- Born: Buffalo, New York
- Education: College of the Holy Cross (BA)
- Known for: Former Chief Executive Officer, President, First Niagara Bank (2006-2013) Former President of LECOM Harborcenter
- Spouse: Marsha Koelmel

= John Koelmel =

John R. Koelmel is board chairman at Kaleida Health and chairman of the New York Power Authority.

==First Niagara==
Koelmel served as the former president and chief executive officer of the Buffalo based First Niagara Bank and its parent, First Niagara Financial Group, serving in that capacity from December 2006 to March 2013. A career Certified Public Accountant, Koelmel joined First Niagara in January 2004, initially serving as Chief Financial Officer. Prior to joining First Niagara, he spent 26 years (1976–2000) with KPMG, reaching the position of the Managing Partner of its Upstate New York operations.

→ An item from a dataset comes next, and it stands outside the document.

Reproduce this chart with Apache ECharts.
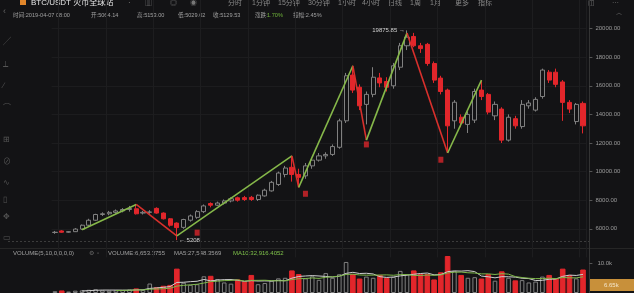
<!DOCTYPE html>
<html><head><meta charset="utf-8">
<script src="https://cdn.jsdelivr.net/npm/echarts@6/dist/echarts.min.js"></script>
<style>html,body{margin:0;padding:0;background:#131315;}#c{width:634px;height:293px;}</style>
</head><body><div id="c"></div>
<script>
// ---- data ----
const opens = [5740,5850,5760,5800,5980,6250,6600,7000,7050,7150,
7250,7350,7400,7100,7150,7430,7100,6700,6400,6100,
6600,6800,7200,7770,7650,7800,7950,8170,8180,8200,
8050,8300,8650,9100,9800,10300,9800,9700,10400,10800,
11100,11200,11700,13550,16750,15900,14700,15400,16550,16300,
16000,17300,18800,19450,18800,18900,17560,16540,15700,13550,
13800,13300,13600,15700,15400,13900,14370,12200,13700,13150,
14600,14300,15250,16950,16950,16270,14840,13500,14770];
const closes = [5760,5760,5800,5980,6250,6600,7000,7050,7150,7250,
7350,7420,7050,7150,7180,7100,6700,6250,6080,6650,
6900,7200,7600,7650,7800,7950,8100,8000,8050,8050,
8350,8700,9250,9900,10250,9800,9600,10400,10800,11100,
11200,11750,13550,16700,15700,14600,15400,16600,16200,15900,
17400,18800,19400,18800,18600,17560,16400,15600,13200,14850,
13400,14000,15600,15250,14160,14700,12200,13800,13200,14700,
14800,15050,17100,16400,16100,14840,14370,14700,13200];
const lows = [5650,5720,5720,5780,5930,6200,6550,6900,6950,7050,
7150,7200,7000,7000,7050,7050,6650,6150,5208,6000,
6500,6700,7100,7500,7600,7700,7850,7900,7950,7950,
7950,8250,8600,9000,9600,9300,8900,9500,10200,10700,
10900,11100,11600,13400,15500,14300,13300,15200,15900,15600,
15800,17100,18500,18700,18300,17400,16200,15400,11300,13000,
13100,12700,13400,15000,14000,13600,12000,12100,13000,13000,
14400,14200,15100,16200,15900,13550,14100,13300,12670];
const highs = [5850,5900,5840,6050,6300,6700,7050,7150,7250,7350,
7450,7600,7700,7250,7300,7500,7150,6750,6450,6700,
7000,7300,7700,7850,7900,8050,8200,8250,8300,8300,
8400,8800,9350,10000,10400,11100,10200,10600,10900,11300,
11350,11900,13700,16900,17400,16100,15600,17300,16900,16600,
17600,19000,19875.85,19700,19000,19000,17700,16700,15800,15000,
14000,14200,15800,16400,15500,14900,14500,14000,13900,15000,
15000,15200,17200,17100,17200,16400,15000,14800,14900];
const volumes = [600,700,500,800,900,1100,1300,900,800,900,
1000,1200,1400,1000,3230,1800,2300,2600,8150,3500,
2800,3000,5700,5700,4770,3600,3200,4460,3800,6000,
3000,3400,4200,5000,5200,7540,6300,5000,5700,4500,
6800,5200,6400,10600,6300,4770,5600,5200,6000,5000,
5500,7540,6400,7540,6300,6300,4460,6900,12460,7540,
6000,5200,5400,4770,6300,4200,7230,5200,4150,4400,
3600,3900,5600,6000,4800,8150,6000,5000,7850];
const pivotIdx = [4,12,18,35,36,44,46,52,58,63];
const pivotVal = [5930,7700,5500,11100,8900,17400,12200,19700,11300,16400];
const signalIdx = [21,37,46,57];
const signalVal = [5730,8450,11900,10830];
const categories = opens.map((_, i) => String(i + 1));
const priceTicks = {min: 4000, max: 22000, step: 2000};
const volTicks = {min: 0, max: 14000, step: 10000};

// ---- styles ----
const BG = '#131315', RED = '#e2262b', GREY = '#808080', GREEN = '#86b84a', LRED = '#d9302c';
const FONT = '"Liberation Sans","Noto Sans CJK SC",sans-serif';

const candleData = opens.map((o, i) => [o, closes[i], lows[i], highs[i]]);
const volData = volumes.map((v, i) => {
  const down = closes[i] < opens[i];
  return {value: v, itemStyle: down ? {color: RED, borderColor: RED} : {color: BG, borderColor: GREY, borderWidth: 1}};
});
function ma(n) {
  return volumes.map((_, i) => {
    if (i < n - 1) return '-';
    let s = 0; for (let k = i - n + 1; k <= i; k++) s += volumes[k];
    return +(s / n).toFixed(1);
  });
}
const zig = [];
for (let k = 0; k < pivotIdx.length - 1; k++) {
  const up = pivotVal[k + 1] > pivotVal[k];
  zig.push({
    type: 'line', xAxisIndex: 0, yAxisIndex: 0, symbol: 'none', silent: true, z: 5,
    lineStyle: {color: up ? GREEN : LRED, width: 1.6},
    data: [[pivotIdx[k], pivotVal[k]], [pivotIdx[k + 1], pivotVal[k + 1]]]
  });
}

const G_LEFT = 51.6, G_RIGHT = 47.6;
const txt = (x, y, s, color, size, extra) => Object.assign({type: 'text', x, y, silent: true,
  style: Object.assign({text: s, fill: color || '#9a9a9a', font: (size || 6.5) + 'px ' + FONT, textVerticalAlign: 'middle'}, extra || {})});

const graphics = [
  // frame lines
  {type: 'line', silent: true, shape: {x1: 8, y1: 241.5, x2: 589, y2: 241.5}, style: {stroke: '#3c3c3c', lineWidth: 1, lineDash: [2, 2]}},
  {type: 'line', silent: true, shape: {x1: 0, y1: 248.5, x2: 634, y2: 248.5}, style: {stroke: '#262626', lineWidth: 1}},
  // header row 1
  {type: 'rect', silent: true, shape: {x: 20, y: -2, width: 6, height: 7}, style: {fill: '#e0852a'}},
  txt(31, 3, 'BTC/USDT 火币全球站', '#e6e6e6', 8),
  txt(128, 3, '·', '#777', 8), txt(145, 3, '▥', '#777', 7), txt(170, 3, '◎', '#777', 7), txt(190, 3, '◉', '#777', 7),
  txt(228, 3, '分时', '#888', 7), txt(252, 3, '1分钟', '#888', 7), txt(278, 3, '15分钟', '#888', 7),
  txt(308, 3, '30分钟', '#888', 7), txt(338, 3, '1小时', '#888', 7), txt(362, 3, '4小时', '#888', 7),
  txt(388, 3, '日线', '#888', 7), txt(410, 3, '1周', '#888', 7), txt(430, 3, '1月', '#888', 7),
  txt(455, 3, '更多', '#888', 7), txt(478, 3, '指标', '#888', 7),
  txt(588, 3, '◫', '#777', 7), txt(612, 3, '⋯', '#777', 7), txt(616, 12, '︿', '#777', 6),
  // header row 2
  txt(13, 15, '时间:2019-04-07 08:00', '#a0a0a0', 5.6),
  txt(91, 15, '开:5064.14', '#a0a0a0', 5.6),
  txt(137, 15, '高:5153.00', '#a0a0a0', 5.6),
  txt(178, 15, '低:5029.02', '#a0a0a0', 5.6),
  txt(213, 15, '收:5129.53', '#a0a0a0', 5.6),
  txt(255, 15, '涨跌:', '#a0a0a0', 5.6), txt(267, 15, '1.70%', '#6fb43a', 5.6),
  txt(293, 15, '振幅:2.45%', '#a0a0a0', 5.6),
  // volume header
  txt(13, 253, 'VOLUME(5,10,0,0,0,0)', '#a0a0a0', 6),
  txt(89, 253, '⚙', '#666', 6), txt(97, 253, '▫', '#666', 6),
  txt(108, 253, 'VOLUME:6,653.3755', '#a0a0a0', 6),
  txt(174, 253, 'MA5:27,548.3569', '#a0a0a0', 6),
  txt(233, 253, 'MA10:32,916.4052', '#7fc24a', 6),
  // current volume tag
  {type: 'rect', silent: true, shape: {x: 590, y: 279, width: 44, height: 12}, style: {fill: '#c8903a'}},
  txt(604, 285, '6.65k', '#f4e6cc', 6),
  // left toolbar
  txt(3, 12, '‹', '#666', 9), txt(3, 42, '╱', '#555', 8), txt(3, 64, '⟂', '#555', 8),
  txt(3, 86, '∕', '#555', 8), txt(3, 108, '⌒', '#555', 8), txt(3, 140, '⊞', '#555', 8),
  txt(3, 162, '⊘', '#555', 8), txt(3, 183, '∿', '#555', 8), txt(3, 200, '▯', '#555', 8),
  txt(3, 217, '✥', '#555', 8), txt(3, 238, '▭', '#555', 8)
];

const chart = echarts.init(document.getElementById('c'), null, {renderer: 'canvas'});
chart.setOption({
  backgroundColor: BG,
  animation: false,
  graphic: graphics,
  grid: [
    {left: G_LEFT, right: G_RIGHT, top: -7.4, height: 264.8},
    {left: G_LEFT, right: G_RIGHT, top: 252, height: 45.5}
  ],
  xAxis: [
    {type: 'category', data: categories, gridIndex: 0, boundaryGap: true,
     axisLine: {show: false}, axisTick: {show: false}, axisLabel: {show: false},
     splitLine: {show: true, interval: (i) => i % 7 === 1, lineStyle: {color: '#1d1d1f', width: 1}}},
    {type: 'category', data: categories, gridIndex: 1, boundaryGap: true,
     axisLine: {show: false}, axisTick: {show: false}, axisLabel: {show: false}, splitLine: {show: false}}
  ],
  yAxis: [
    {type: 'value', gridIndex: 0, position: 'right', offset: 3, scale: false,
     min: priceTicks.min, max: priceTicks.max, interval: priceTicks.step,
     axisLine: {show: true, lineStyle: {color: '#343434'}},
     axisTick: {show: true, length: 3, lineStyle: {color: '#555'}},
     axisLabel: {color: '#9a9a9a', fontSize: 6, margin: 6, fontFamily: FONT, showMinLabel: false, showMaxLabel: false,
       formatter: (v) => v.toFixed(2)},
     splitLine: {show: true, lineStyle: {color: ['transparent', '#1c1c1e', '#1c1c1e', '#1c1c1e', '#1c1c1e', '#1c1c1e', '#1c1c1e', '#1c1c1e', '#1c1c1e', 'transparent']}}},
    {type: 'value', gridIndex: 1, position: 'right', offset: 3,
     min: volTicks.min, max: volTicks.max, interval: volTicks.step,
     axisLine: {show: true, lineStyle: {color: '#343434'}},
     axisTick: {show: true, length: 3, lineStyle: {color: '#555'}},
     axisLabel: {color: '#9a9a9a', fontSize: 6, margin: 8, fontFamily: FONT, showMinLabel: false, showMaxLabel: false,
       formatter: (v) => (v / 1000).toFixed(1) + 'k'},
     splitLine: {show: false}}
  ],
  series: [
    {type: 'candlestick', xAxisIndex: 0, yAxisIndex: 0, data: candleData, barWidth: 4.6, z: 3,
     itemStyle: {color: BG, color0: RED, borderColor: GREY, borderColor0: RED, borderWidth: 1},
     markPoint: {symbol: 'circle', symbolSize: 0.1, silent: true,
       data: [
         {type: 'max', valueDim: 'highest', label: {show: true, position: 'left', distance: 2, color: '#d0d0d0', fontSize: 6, fontFamily: FONT,
           formatter: (p) => Number(p.value).toFixed(2) + ' →'}},
         {type: 'min', valueDim: 'lowest', label: {show: true, position: 'right', distance: 2, color: '#d0d0d0', fontSize: 6, fontFamily: FONT,
           formatter: (p) => '← ' + p.value}}
       ]}},
    ...zig,
    {type: 'scatter', xAxisIndex: 0, yAxisIndex: 0, symbol: 'rect', symbolSize: [5, 6], z: 6, silent: true,
     itemStyle: {color: '#d8262a'}, data: signalIdx.map((x, k) => [x, signalVal[k]])},
    {type: 'bar', xAxisIndex: 1, yAxisIndex: 1, data: volData, barWidth: 4.6, silent: true},
    {type: 'line', xAxisIndex: 1, yAxisIndex: 1, data: ma(5), symbol: 'none', silent: true,
     lineStyle: {color: '#cfcfcf', width: 1}},
    {type: 'line', xAxisIndex: 1, yAxisIndex: 1, data: ma(10), symbol: 'none', silent: true,
     lineStyle: {color: '#7fb84a', width: 1}}
  ]
});
</script></body></html>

Koelmel then joined Financial Institutions, Inc, parent of Five Star Bank, serving as its Chief Administrative Officer until 2002, when he left to become an independent consultant. In his career at First Niagara, Koelmel oversaw the massive expansion of the bank, more than doubling its size during his tenure. He received $3.8 million in total compensation in 2012. He was dismissed on March 19, 2013, amid concerns of languishing stock prices.

==Business roles==
Koelmel has served on a variety of boards in the Buffalo Area, including Kaleida Health, the Buffalo Niagara Partnership, Great Lakes Health, the New York Bankers Association, and Buffalo Place. In May 2012, he was tapped by New York Governor Andrew Cuomo to head up the New York Power Authority, replacing the outgoing Michael Townsend.

===HarborCenter===
Koelmel served as President of LECOM Harborcenter, overseeing the hockey and entertainment complex developed by Buffalo Sabres owners Terry and Kim Pegula. The role lasted 21 months, with Koelmel stepping down abruptly.

==Personal life==
An Orchard Park, New York native and a graduate of Orchard Park High School, Koelmel graduated from the College of the Holy Cross in 1974 with a Bachelor of Arts Degree in Economics and Accounting. He currently resides in East Amherst, New York with his wife, Marsha and her three children, Jensen, Lauren and Caroline. He also has two adult children.